*PROBLEM TO SOLVE*.
Make an exact copy of the records, with the pictures left out.

*MATERIAL SUPPLIED*.

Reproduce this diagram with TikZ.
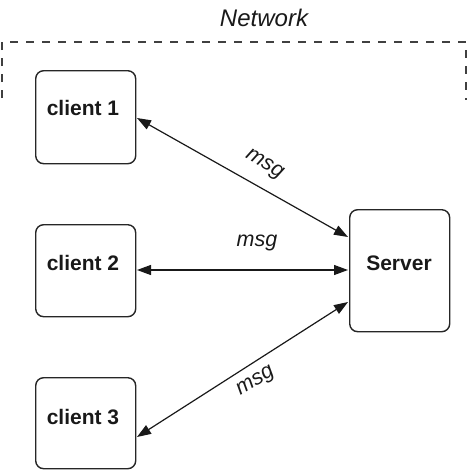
\documentclass[tikz,border=0pt]{standalone}
\usepackage{fontspec}
\setmainfont{Liberation Sans}
\usetikzlibrary{arrows.meta}
\begin{document}
\begin{tikzpicture}[x=1pt,y=-1pt,
  box/.style={draw=black!85,line width=1.4pt,rounded corners=8pt,minimum width=100pt,inner sep=0pt},
  lbl/.style={font=\fontsize{21}{25}\selectfont\bfseries,text=black!90},
  msglbl/.style={font=\fontsize{21.5}{25}\selectfont\itshape,text=black!90,inner sep=1pt},
  conn/.style={line width=1.2pt,draw=black!90,{Triangle[length=14pt,width=10pt]}-{Triangle[length=14pt,width=10pt]}},
  net/.style={draw=black!75,line width=2pt,dash pattern=on 8pt off 8pt}]
\useasboundingbox (0,0) rectangle (474,474);
\node[box,minimum height=93pt,anchor=north west] (c1) at (35,70) {};
\node[lbl] at (83,108) {client 1};
\node[box,minimum height=92pt,anchor=north west] (c2) at (35,224) {};
\node[lbl] at (83,263) {client 2};
\node[box,minimum height=91pt,anchor=north west] (c3) at (35,377) {};
\node[lbl] at (83,417) {client 3};
\node[box,minimum height=122pt,anchor=north west] (srv) at (349,209) {};
\node[lbl] at (399,263) {Server};
\node[msglbl,font=\fontsize{24}{28}\selectfont\itshape] (net) at (264,18) {Network};
\coordinate (nl) at (2,98);
\coordinate (nlt) at (2,42);
\coordinate (nrt) at (466,42);
\coordinate (nr) at (466,100);
\draw[net] (nl) -- (nlt) -- (nrt) -- (nr);
\coordinate (a1) at (137,118);
\coordinate (b1) at (348,237);
\coordinate (a2) at (137,270);
\coordinate (b2) at (348,270);
\coordinate (a3) at (137,437);
\coordinate (b3) at (348,302);
\draw[conn] (a1) -- (b1);
\draw[conn] (a2) -- (b2);
\draw[conn] (a3) -- (b3);
\node[msglbl,rotate=-31] at (264,165) {msg};
\node[msglbl] at (257,243) {msg};
\node[msglbl,rotate=31] at (256,382) {msg};
\end{tikzpicture}
\end{document}
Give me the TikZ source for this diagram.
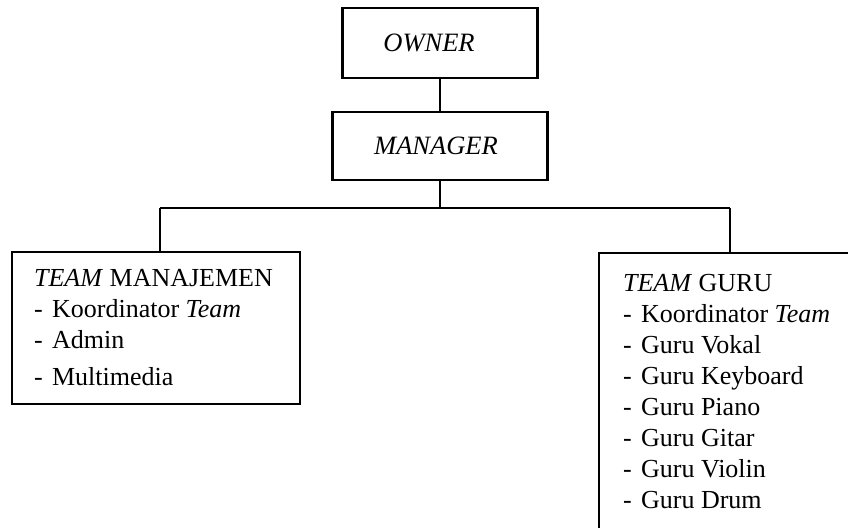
\documentclass[tikz,border=0pt]{standalone}
\usepackage{fontspec}
\setmainfont{Liberation Serif}
\newcommand\member[1]{% dash, then the entry
  \makebox[18pt][l]{-}#1%
}

\begin{document}
\begin{tikzpicture}[x=1pt,y=-1pt,line width=2.2pt]
  \tikzset{
    post/.style={draw,rectangle,inner sep=0pt,font=\fontsize{26.5}{31}\selectfont\itshape},
    unit/.style={draw,rectangle,inner sep=0pt,anchor=north west},
    staff/.style={anchor=base west,inner sep=0pt,align=left,font=\fontsize{26}{31}\selectfont},
  }
  \clip (0,0) rectangle (848,527);
  % titles sit a little left of the box centre
  \node [post,minimum width=195pt,minimum height=70pt] (owner)   at (440,43)  {OWNER\hspace*{22pt}};
  \node [post,minimum width=215pt,minimum height=68pt] (manager) at (440,146) {MANAGER\hspace*{8pt}};
  \node [unit,minimum width=288pt,minimum height=152pt] (mgmt) at (11,251) {};
  \node [unit,minimum width=320pt,minimum height=320pt] (guru) at (598,252) {};
  % base of a multi-line node is its last line
  \node [staff] (mgmtlist) at (33,385) {%
    \textit{TEAM} MANAJEMEN\\
    \member{Koordinator \textit{Team}}\\
    \member{Admin}\\[6pt]
    \member{Multimedia}};
  \node [staff,font=\fontsize{26}{30.9}\selectfont] (gurulist) at (622,508) {%
    \textit{TEAM} GURU\\
    \member{Koordinator \textit{Team}}\\
    \member{Guru Vokal}\\
    \member{Guru Keyboard}\\
    \member{Guru Piano}\\
    \member{Guru Gitar}\\
    \member{Guru Violin}\\
    \member{Guru Drum}};

  \coordinate (split) at (manager |- 0,208);
  \coordinate (jl) at (mgmt.north -| 160,0);
  \coordinate (jr) at (guru.north -| 730,0);
  \draw (owner) -- (manager);
  \draw (manager) -- (split);
  \draw (split -| jl) -- (split -| jr);
  \draw (split -| jl) -- (jl);
  \draw (split -| jr) -- (jr);
\end{tikzpicture}
\end{document}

*RESULT BELOW*.
Reproduce this diagram with TikZ.
\documentclass[tikz,border=0pt]{standalone}
\usepackage{fontspec}
\setmainfont{Liberation Sans}
\usetikzlibrary{arrows.meta}
\begin{document}
\begin{tikzpicture}[x=1pt,y=-1pt,
  box/.style={draw=black!85,line width=1.4pt,rounded corners=8pt,minimum width=100pt,inner sep=0pt},
  lbl/.style={font=\fontsize{21}{25}\selectfont\bfseries,text=black!90},
  msglbl/.style={font=\fontsize{21.5}{25}\selectfont\itshape,text=black!90,inner sep=1pt},
  conn/.style={line width=1.2pt,draw=black!90,{Triangle[length=14pt,width=10pt]}-{Triangle[length=14pt,width=10pt]}},
  net/.style={draw=black!75,line width=2pt,dash pattern=on 8pt off 8pt}]
\useasboundingbox (0,0) rectangle (474,474);
\node[box,minimum height=93pt,anchor=north west] (c1) at (35,70) {};
\node[lbl] at (83,108) {client 1};
\node[box,minimum height=92pt,anchor=north west] (c2) at (35,224) {};
\node[lbl] at (83,263) {client 2};
\node[box,minimum height=91pt,anchor=north west] (c3) at (35,377) {};
\node[lbl] at (83,417) {client 3};
\node[box,minimum height=122pt,anchor=north west] (srv) at (349,209) {};
\node[lbl] at (399,263) {Server};
\node[msglbl,font=\fontsize{24}{28}\selectfont\itshape] (net) at (264,18) {Network};
\coordinate (nl) at (2,98);
\coordinate (nlt) at (2,42);
\coordinate (nrt) at (466,42);
\coordinate (nr) at (466,100);
\draw[net] (nl) -- (nlt) -- (nrt) -- (nr);
\coordinate (a1) at (137,118);
\coordinate (b1) at (348,237);
\coordinate (a2) at (137,270);
\coordinate (b2) at (348,270);
\coordinate (a3) at (137,437);
\coordinate (b3) at (348,302);
\draw[conn] (a1) -- (b1);
\draw[conn] (a2) -- (b2);
\draw[conn] (a3) -- (b3);
\node[msglbl,rotate=-31] at (264,165) {msg};
\node[msglbl] at (257,243) {msg};
\node[msglbl,rotate=31] at (256,382) {msg};
\end{tikzpicture}
\end{document}
Give me the TikZ source for this diagram.
\documentclass[tikz,border=0pt]{standalone}
\usepackage{fontspec}
\setmainfont{Liberation Serif}
\newcommand\member[1]{% dash, then the entry
  \makebox[18pt][l]{-}#1%
}

\begin{document}
\begin{tikzpicture}[x=1pt,y=-1pt,line width=2.2pt]
  \tikzset{
    post/.style={draw,rectangle,inner sep=0pt,font=\fontsize{26.5}{31}\selectfont\itshape},
    unit/.style={draw,rectangle,inner sep=0pt,anchor=north west},
    staff/.style={anchor=base west,inner sep=0pt,align=left,font=\fontsize{26}{31}\selectfont},
  }
  \clip (0,0) rectangle (848,527);
  % titles sit a little left of the box centre
  \node [post,minimum width=195pt,minimum height=70pt] (owner)   at (440,43)  {OWNER\hspace*{22pt}};
  \node [post,minimum width=215pt,minimum height=68pt] (manager) at (440,146) {MANAGER\hspace*{8pt}};
  \node [unit,minimum width=288pt,minimum height=152pt] (mgmt) at (11,251) {};
  \node [unit,minimum width=320pt,minimum height=320pt] (guru) at (598,252) {};
  % base of a multi-line node is its last line
  \node [staff] (mgmtlist) at (33,385) {%
    \textit{TEAM} MANAJEMEN\\
    \member{Koordinator \textit{Team}}\\
    \member{Admin}\\[6pt]
    \member{Multimedia}};
  \node [staff,font=\fontsize{26}{30.9}\selectfont] (gurulist) at (622,508) {%
    \textit{TEAM} GURU\\
    \member{Koordinator \textit{Team}}\\
    \member{Guru Vokal}\\
    \member{Guru Keyboard}\\
    \member{Guru Piano}\\
    \member{Guru Gitar}\\
    \member{Guru Violin}\\
    \member{Guru Drum}};

  \coordinate (split) at (manager |- 0,208);
  \coordinate (jl) at (mgmt.north -| 160,0);
  \coordinate (jr) at (guru.north -| 730,0);
  \draw (owner) -- (manager);
  \draw (manager) -- (split);
  \draw (split -| jl) -- (split -| jr);
  \draw (split -| jl) -- (jl);
  \draw (split -| jr) -- (jr);
\end{tikzpicture}
\end{document}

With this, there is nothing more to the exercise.